In just a moment we will blow the shofar, the staccato of the teruah, the broken sound of the shevarim, each sandwiched within the uninterrupted tekiah. The shofar blow is a prayer, a primal scream of the soul. It is a prayer that begins and ends with stability, with the things, the good things, to remain the same, like the Tekiah – that straight, unbroken sound. But tucked within that prayer is an aspiration and a commitment. The broken, jarring sound of the shevarim-teruah cry out: “G-d we will shake things up, we will not be the same person this coming year. We will create! There will be disruption of the most beautiful kind, in my relationship to my family, in the development of my character, in the relationship to my faith, in my relationship to you, Hashem!”

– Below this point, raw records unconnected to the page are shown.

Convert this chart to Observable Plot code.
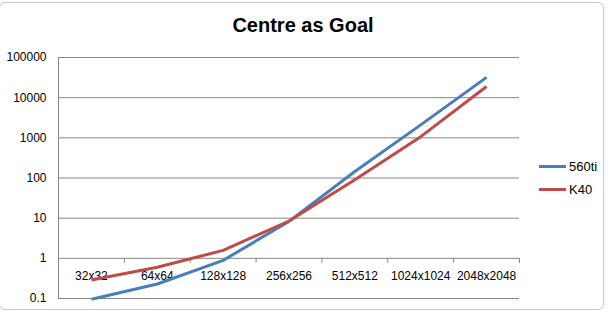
<!DOCTYPE html>
<html>
<head>
<meta charset="utf-8">
<script src="https://cdn.jsdelivr.net/npm/d3@7"></script>
<script src="https://cdn.jsdelivr.net/npm/@observablehq/plot@0.6"></script>
<style>
  html, body { margin: 0; padding: 0; background: #ffffff; }
  #wrap { position: relative; width: 614px; height: 316px; overflow: hidden; font-family: "Liberation Sans", Arial, sans-serif; }
  #frame { position: absolute; left: -1px; top: 2px; width: 605px; height: 308px; border: 1px solid #c8c8c8; border-radius: 6px; box-sizing: border-box; }
  #title { position: absolute; left: 0; width: 606px; top: 14px; text-align: center; font-weight: bold; font-size: 20px; color: #000; }
  #chart { position: absolute; left: 0; top: 0; }
  #legend { position: absolute; left: 539px; top: 155px; font-size: 13px; color: #000; }
  .item { display: flex; align-items: center; height: 23px; }
  .sw { width: 27px; height: 3px; margin-right: 3px; }
</style>
</head>
<body>
<div id="wrap">
  <div id="frame"></div>
  <div id="chart"></div>
  <div id="title">Centre as Goal</div>
  <div id="legend"></div>
</div>
<script>
const categories = ["32x32", "64x64", "128x128", "256x256", "512x512", "1024x1024", "2048x2048"];
const series560ti = [0.096, 0.23, 0.89, 8.3, 145, 2100, 32000];
const seriesK40 = [0.29, 0.6, 1.58, 8.5, 90, 1070, 19000];
const yTicks = [0.1, 1, 10, 100, 1000, 10000, 100000];
const seriesNames = ["560ti", "K40"];
const seriesColors = ["#4A7EBB", "#BE4B48"];

const rows = [];
categories.forEach((c, i) => {
  rows.push({series: seriesNames[0], i, v: series560ti[i]});
  rows.push({series: seriesNames[1], i, v: seriesK40[i]});
});
const boundaries = categories.map((c, i) => i + 0.5);
const labels = categories.map((c, i) => ({c, i}));

const chart = Plot.plot({
  width: 614,
  height: 316,
  marginLeft: 58,
  marginRight: 95,
  marginTop: 57,
  marginBottom: 18,
  style: {background: "transparent", fontFamily: "'Liberation Sans', Arial, sans-serif", fontSize: "12px", color: "#000"},
  x: {domain: [-0.5, categories.length - 0.5], axis: null},
  y: {type: "log", domain: [0.1, 100000], ticks: yTicks, tickFormat: d => String(d), tickSize: 0, tickPadding: 12, label: null},
  color: {domain: seriesNames, range: seriesColors},
  marks: [
    Plot.ruleY(yTicks, {stroke: "#868686", strokeWidth: 1, strokeOpacity: 1}),
    Plot.ruleX([-0.5], {stroke: "#868686", strokeWidth: 1, strokeOpacity: 1}),
    Plot.ruleX(boundaries, {x: d => d, y1: 1, y2: 1, insetTop: 0, insetBottom: -5, stroke: "#868686", strokeWidth: 1, strokeOpacity: 1}),
    Plot.text(labels, {x: "i", y: 1, text: "c", dy: 18, fill: "#000", fontSize: 12}),
    Plot.line(rows, {x: "i", y: "v", z: "series", stroke: "series", strokeWidth: 3, strokeLinecap: "butt"})
  ]
});
document.getElementById("chart").appendChild(chart);

const legend = document.getElementById("legend");
seriesNames.forEach((n, k) => {
  const it = document.createElement("div");
  it.className = "item";
  const sw = document.createElement("div");
  sw.className = "sw";
  sw.style.background = seriesColors[k];
  const t = document.createElement("span");
  t.textContent = n;
  it.appendChild(sw);
  it.appendChild(t);
  legend.appendChild(it);
});
</script>
</body>
</html>
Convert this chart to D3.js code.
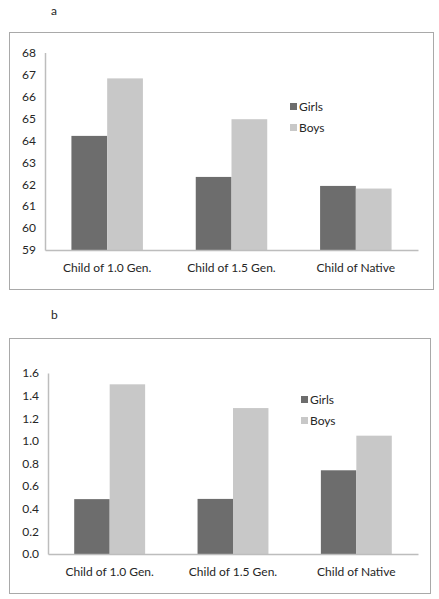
<!DOCTYPE html>
<html><head><meta charset="utf-8">
<script src="https://cdn.jsdelivr.net/npm/d3@7"></script>
<style>body{margin:0;background:#fff}text{font-family:Lato,"Open Sans",sans-serif;fill:#262626}</style>
</head><body>
<svg id="c" width="439" height="599"></svg>
<script>
const categories = ["Child of 1.0 Gen.", "Child of 1.5 Gen.", "Child of Native"];
const series = ["Girls", "Boys"];
const girlsA = [64.2, 62.33, 61.92];
const boysA = [66.82, 64.96, 61.8];
const girlsB = [0.485, 0.487, 0.74];
const boysB = [1.5, 1.29, 1.046];
const ticksA = [59, 60, 61, 62, 63, 64, 65, 66, 67, 68];
const ticksB = [0.0, 0.2, 0.4, 0.6, 0.8, 1.0, 1.2, 1.4, 1.6];
const colors = {Girls: "#6d6d6d", Boys: "#c8c8c8"};

const svg = d3.select("#c");

function panel(cfg) {
  const g = svg.append("g");
  g.append("text").attr("x", cfg.lx).attr("y", cfg.ly).attr("font-size", 12).text(cfg.label);
  g.append("rect").attr("x", cfg.box[0] + 0.5).attr("y", cfg.box[1] + 0.5)
    .attr("width", cfg.box[2] - cfg.box[0]).attr("height", cfg.box[3] - cfg.box[1])
    .attr("fill", "none").attr("stroke", "#a9a9a9").attr("stroke-width", 1);
  const x0 = d3.scaleBand().domain(categories).range([cfg.x0, cfg.x1]).padding(0);
  const groupW = x0.bandwidth() * 0.575;
  const x1 = d3.scaleBand().domain(series).range([0, groupW]).padding(0);
  const y = d3.scaleLinear().domain(cfg.domain).range([cfg.yb, cfg.yt]);
  const data = categories.map((c, i) => ({c, vals: [{s: "Girls", v: cfg.girls[i]}, {s: "Boys", v: cfg.boys[i]}]}));
  const grp = g.selectAll("g.grp").data(data).join("g")
    .attr("transform", d => `translate(${x0(d.c) + (x0.bandwidth() - groupW) / 2},0)`);
  grp.selectAll("rect").data(d => d.vals).join("rect")
    .attr("x", d => x1(d.s)).attr("width", x1.bandwidth())
    .attr("y", d => y(d.v)).attr("height", d => y(cfg.domain[0]) - y(d.v))
    .attr("fill", d => colors[d.s]);
  const ya = g.append("g").attr("transform", `translate(${cfg.x0},0)`)
    .call(d3.axisLeft(y).tickValues(cfg.ticks).tickSize(0).tickPadding(cfg.tp).tickFormat(cfg.fmt));
  ya.select(".domain").attr("stroke", "#bdbdbd").attr("stroke-width", 1.5);
  ya.selectAll("text").attr("font-size", 12).attr("fill", "#262626").attr("font-family", "Lato,sans-serif");
  const xa = g.append("g").attr("transform", `translate(0,${cfg.yb})`)
    .call(d3.axisBottom(x0).tickSize(0).tickPadding(cfg.xp));
  xa.select(".domain").attr("stroke", "#bdbdbd").attr("stroke-width", 1.5);
  xa.selectAll("text").attr("font-size", 12).attr("fill", "#262626").attr("font-family", "Lato,sans-serif");
  series.forEach((s, i) => {
    const ly = cfg.legY + i * 21;
    g.append("rect").attr("x", cfg.legX).attr("y", ly - 4).attr("width", 7).attr("height", 7).attr("fill", colors[s]);
    g.append("text").attr("x", cfg.legX + 9).attr("y", ly + 4).attr("font-size", 12).text(s);
  });
}

panel({label: "a", lx: 51, ly: 15, box: [9, 32, 433, 289], x0: 45, x1: 418, yb: 250, yt: 52.5,
  domain: [59, 68], ticks: ticksA, fmt: d3.format("d"), girls: girlsA, boys: boysA, tp: 9, xp: 13,
  legX: 290, legY: 107});
panel({label: "b", lx: 51, ly: 319, box: [9, 338, 430, 593], x0: 48, x1: 418, yb: 554, yt: 373,
  domain: [0, 1.6], ticks: ticksB, fmt: d3.format(".1f"), girls: girlsB, boys: boysB, tp: 9, xp: 13,
  legX: 301, legY: 400});
</script>
</body></html>
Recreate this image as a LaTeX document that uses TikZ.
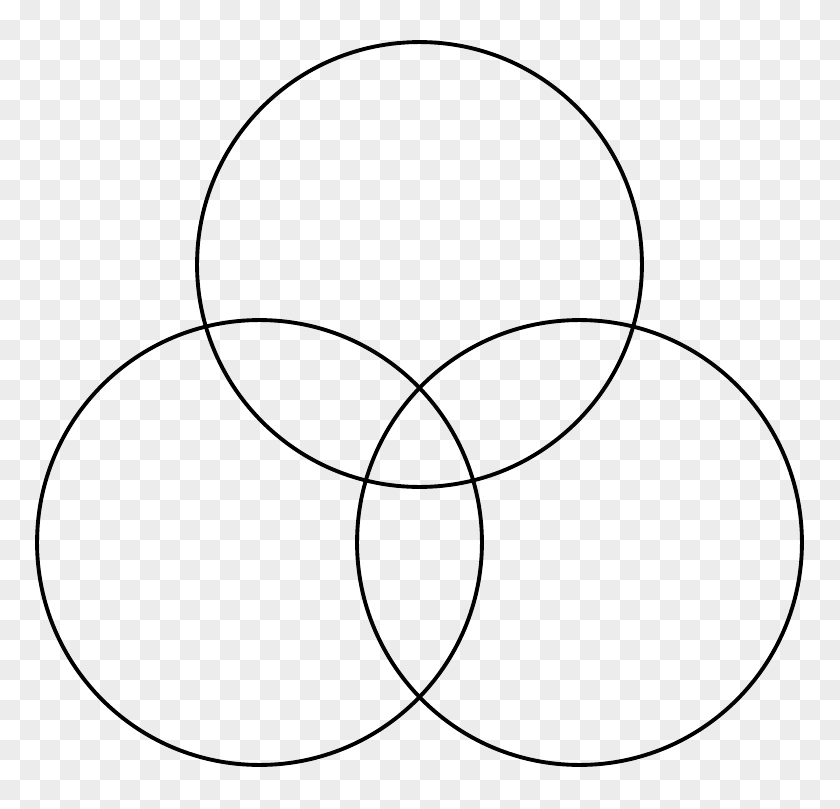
\documentclass[tikz,border=0pt]{standalone}
\begin{document}
\begin{tikzpicture}[x=0.02cm, y=-0.02cm]
\tikzset{ ring/.style={draw=black, circle, line width=2.2pt, minimum size=8.9cm, inner sep=0pt, outer sep=0pt} }
\definecolor{checkgray}{RGB}{236,236,236}
\useasboundingbox (0,0) rectangle (840,809);

% checker background
\fill [white] (0,0) rectangle (840,809);
\foreach \j in {0,...,40}
  \foreach \i in {0,...,41} {
    \pgfmathparse{isodd(\i+\j)}
    \ifnum\pgfmathresult=1 \fill [checkgray] (20*\i,20*\j) rectangle ++(20,20); \fi
  }

\node [ring] (T) at (419.5,264.5) {};
\node [ring] (L) at (259.5,542.5) {};
\node [ring] (R) at (579.5,542.5) {};

\end{tikzpicture}
\end{document}
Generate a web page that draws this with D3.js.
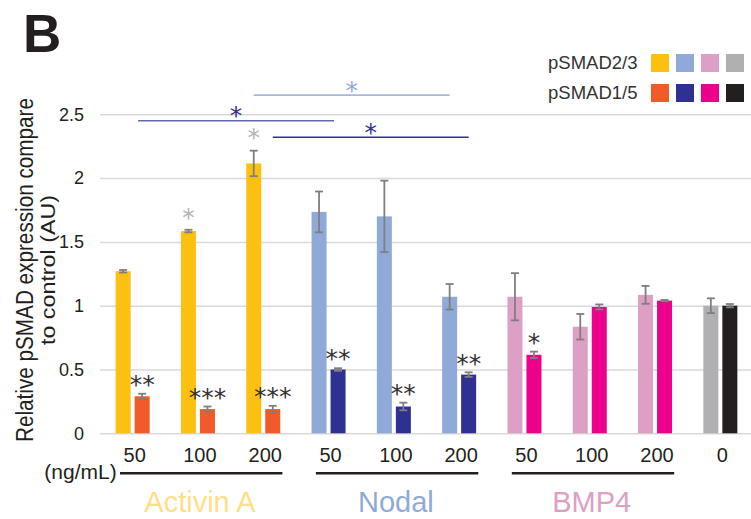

Ladies and gentlemen, will we just resign ourselves to accept that the great spiritual highs of our lives are all behind us? Or that whatever remains will just come our way – on its own? I, for one, refuse to accept that. But that means that I must, we must, create something new.


I remember flying home from Israel after that whirlwind of spiritual highs. As the plane took off, I remember looking out the window and watching the land of Israel, the source of my powerful emotions, get smaller and smaller and smaller. Eventually, I stopped craning my neck and turned around. For the first time, I noticed my surroundings. There was an elderly man sitting next to me, who introduced himself and we started chatting. A stewardess came by to offer me my kosher meal, which I thanked her for. And a little boy in the seat in front of me, turned around to stare at me. I gave him a little wave. He laughed and waved back.  

It was time to stop looking back. It was time to start planning for my next destination.

It’s time for all of us to start planning for that next destination.